July 31, 2014
If ATC clears an aircraft to ITAWT for the Portsmouth RNAV 16 approach (above), Collins systems require the pilot to know that the Manchester VOR precedes ITAWT on the transition. Garmin flight decks will present ITAWT as a loadable transition.
Those various course reversals are not only confusing on the plate; Garmin flight deck approach pages don’t provide guidance for which FE transition to load for the reversal you want.
Reproduced with permission of Jeppesen Sanderson, Inc. NOT FOR NAVIGATIONAL USE © Jeppesen sanderson, inc. 2014
The seemingly simple act of loading an approach into a modern flight deck has a few subtleties that can cause problems for even experienced pilots. Nearly every approach in existence offers multiple transition options, and selecting the correct one isn’t always straightforward. What’s more, both Collins and Garmin systems present a vectors-to-final (VTF) option when loading an approach that may reduce workload if things go as anticipated—yet raise workload when they don’t.
Transition choices are presented differently in Collins- and Garmin-powered flight decks. Garmin tends to give a long list of possible transitions, encompassing initial approach fixes (IAFs) as well as en route fixes with published transition routes to an IAF. In contrast, Collins avoids duplication of transitions. For example, on the RNAV (GPS) Runway 16 approach to Portsmoth, New Hampshire (PSM), the Manchester (MHT) VOR can be used to transition to the ITAWT IAF; thus, only MHT will be presented as a transition choice. In contrast, a Garmin system would list MHT and ITAWT separately.
As Collins systems do not provide a menu selection that “activates” an approach (as Garmin decks do), there is no extra workload when it comes time to select direct-to ITAWT with the MHT transition loaded than if an ITAWT-only transition were provided.
Where extra workload is created, however, is when searching for the correct transition—it is impossible to know which transition to load without looking at an approach plate, whereas for a Garmin system an instruction to “proceed direct ITAWT for the RNAV 16” can be executed without first referencing the chart.
Often the case with international approaches developed using PANS-OPS procedure design criteria, multiple course reversals sometimes originate from the same waypoint. Here, too, Collins- and Garmin-based platforms present transition choices differently, but now it’s Garmin flight decks that require inspection to ensure the correct transition is loaded.
Take the case of the ILS 24 into Odense, Denmark. If radar vectors are unavailable, there are three possible transitions to the approach, depending on the direction from which the aircraft approaches the FE IAF. Garmin platforms simply list three separate instances of “FE,” with no differentiation as to which transition will result with a given FE selected. The only way for the pilot to be sure they have the proper transition selected is to view the approach preview on the multifunction display (MFD).

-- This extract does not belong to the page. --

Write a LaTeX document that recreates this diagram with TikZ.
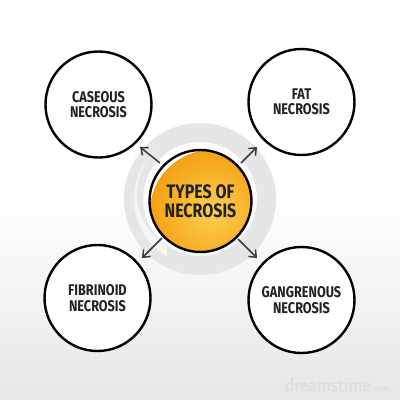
\documentclass[tikz,border=0pt]{standalone}
\usepackage{fontspec}
\newfontfamily\hand[FakeStretch=0.82]{Fira Sans}
\usetikzlibrary{arrows.meta}
\definecolor{ringgray}{RGB}{230,230,230}
\definecolor{orangeout}{RGB}{245,160,20}
\definecolor{orangein}{RGB}{252,208,80}
\definecolor{ink}{RGB}{34,34,34}
\definecolor{bggray}{RGB}{230,230,230}
\tikzset{
  outer/.style={circle, draw=black, line width=2.4pt, fill=white, minimum size=106pt, inner sep=0pt, align=center,
     text=ink, font=\hand\bfseries\fontsize{15.5}{15.5}\selectfont},
  arr/.style={-{Straight Barb[length=6pt,width=10pt]}, line width=1.5pt, draw={rgb,255:red,60;green,60;blue,60}}
}
\begin{document}
\begin{tikzpicture}[x=1pt,y=-1pt]
\useasboundingbox (0,0) rectangle (400,400);
\begin{scope}
\clip (0,0) rectangle (400,400);
\shade[top color=white, bottom color=bggray, middle color=white] (0,0) rectangle (400,400);
\end{scope}
% halo ring
\fill[ringgray, even odd rule] (200,199) circle (76) (200,199) circle (57);
\fill[white, opacity=0.6] (200,199) ++(120:66) arc (120:240:66) -- ++(0,0) arc (240:120:60) -- cycle;
% center
\begin{scope}
\clip (200.5,201) circle (51);
\shade[inner color=orangein, outer color=orangeout] (212,212) circle (62);
\end{scope}
\node[circle, draw=black, line width=2.4pt, minimum size=102pt, inner sep=0pt, align=center, text=ink,
  font=\hand\bfseries\fontsize{19.5}{19.5}\selectfont] (c) at (200.5,201) {TYPES OF\\NECROSIS};
\node[outer] (a) at (98.5,104.5) {CASEOUS\\NECROSIS};
\node[outer] (b) at (301.5,102) {FAT\\NECROSIS};
\node[outer] (d) at (97.5,298) {FIBRINOID\\NECROSIS};
\node[outer] (e) at (301.5,300) {GANGRENOUS\\NECROSIS};
\coordinate (sa) at (160,163);
\coordinate (sb) at (241,163);
\coordinate (sd) at (162,238);
\coordinate (se) at (238,239);
\coordinate (ta) at (140,147);
\coordinate (tb) at (257,147);
\coordinate (td) at (142,258);
\coordinate (te) at (257,258);
\draw[arr] (sa) -- (ta);
\draw[arr] (sb) -- (tb);
\draw[arr] (sd) -- (td);
\draw[arr] (se) -- (te);
\node[text=black!14, font=\sffamily\fontsize{19}{19}\selectfont, anchor=east] (wm) at (393,385) {dreamstime\fontsize{9}{9}\selectfont.com};
\end{tikzpicture}
\end{document}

This preview occurs automatically if the procedure is loaded on the MFD of a G1000-based platform, but must be manually selected by the pilot on G3000/G5000 systems. In contrast, Collins systems label the transitions differently: “FE” for the racetrack (hold) reversal, and “FEN” or “FES” for the north or south base turn (teardrop) reversals, respectively.
A final issue to consider: Out of an abundance of caution, many pilots have developed a practice that eschews loading an approach with vectors to final as the transition. These pilots have learned through experience that loading an approach via VTF occasionally necessitates a reload of the approach, often during a busy phase of flight, if ATC directs the aircraft to navigate to an approach fix. In many areas of the country, even when vectors onto the final will ultimately be provided, ATC may begin transitioning an aircraft towards the approach course by having them proceed directly to an IAF or IF.
Many pilots elect to always pick a transition for the approach, even if vectors are likely. Flying at 180 knots in the terminal area, a light jet will cover three miles per minute, so every second of fumbling through pages raises the cockpit stress level. It is straightforward to change an approach that was loaded with a transition into a vectored approach; the reverse is often impossible without a complete reload.
Neil Singer is a Master CFI with more than 8,500 hours in 15 years of flying.